Court's Reasoning on Jury Instructions
The appellate court found that DE had waived many objections regarding jury instructions by failing to raise timely objections during trial. The court noted that the trial court's instructions were generally aligned with the issues identified by the parties prior to trial and emphasized that instructions should adequately guide the jury in weighing evidence. The court concluded that the instructions provided were appropriate, as they allowed the jury to consider the ambiguous terms of the employment agreement and the circumstances surrounding Becker's termination. Therefore, the court upheld the trial court's decisions regarding jury instructions, confirming that they were not erroneous or prejudicial to DE's defense.
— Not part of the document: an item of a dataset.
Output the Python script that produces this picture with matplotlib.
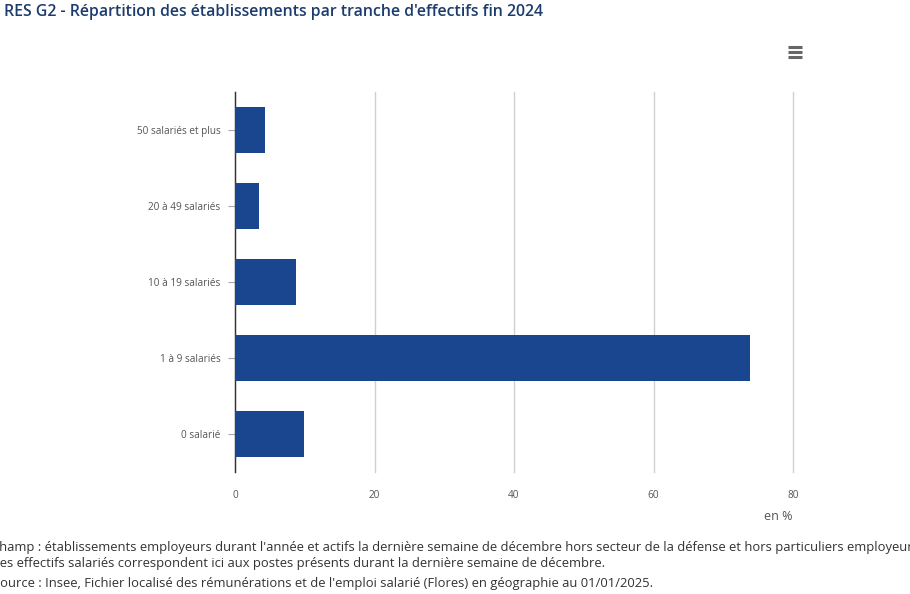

Court's Reasoning on Attorney Fees
Regarding the award of attorney fees, the appellate court affirmed the trial court's decision, emphasizing that the jury's finding of bad faith was sufficient to justify the award. The court reiterated that attorney fees can be awarded in cases involving bad faith conduct, which can encompass actions taken during litigation or those leading to a claim. The trial court's reasoning was based on the jury's determination that DE acted in bad faith to deny Becker the benefits outlined in his employment agreement. The appellate court noted that the trial court had not abused its discretion in awarding attorney fees, as the decision was clearly linked to the jury's findings and the nature of DE's conduct throughout the proceedings.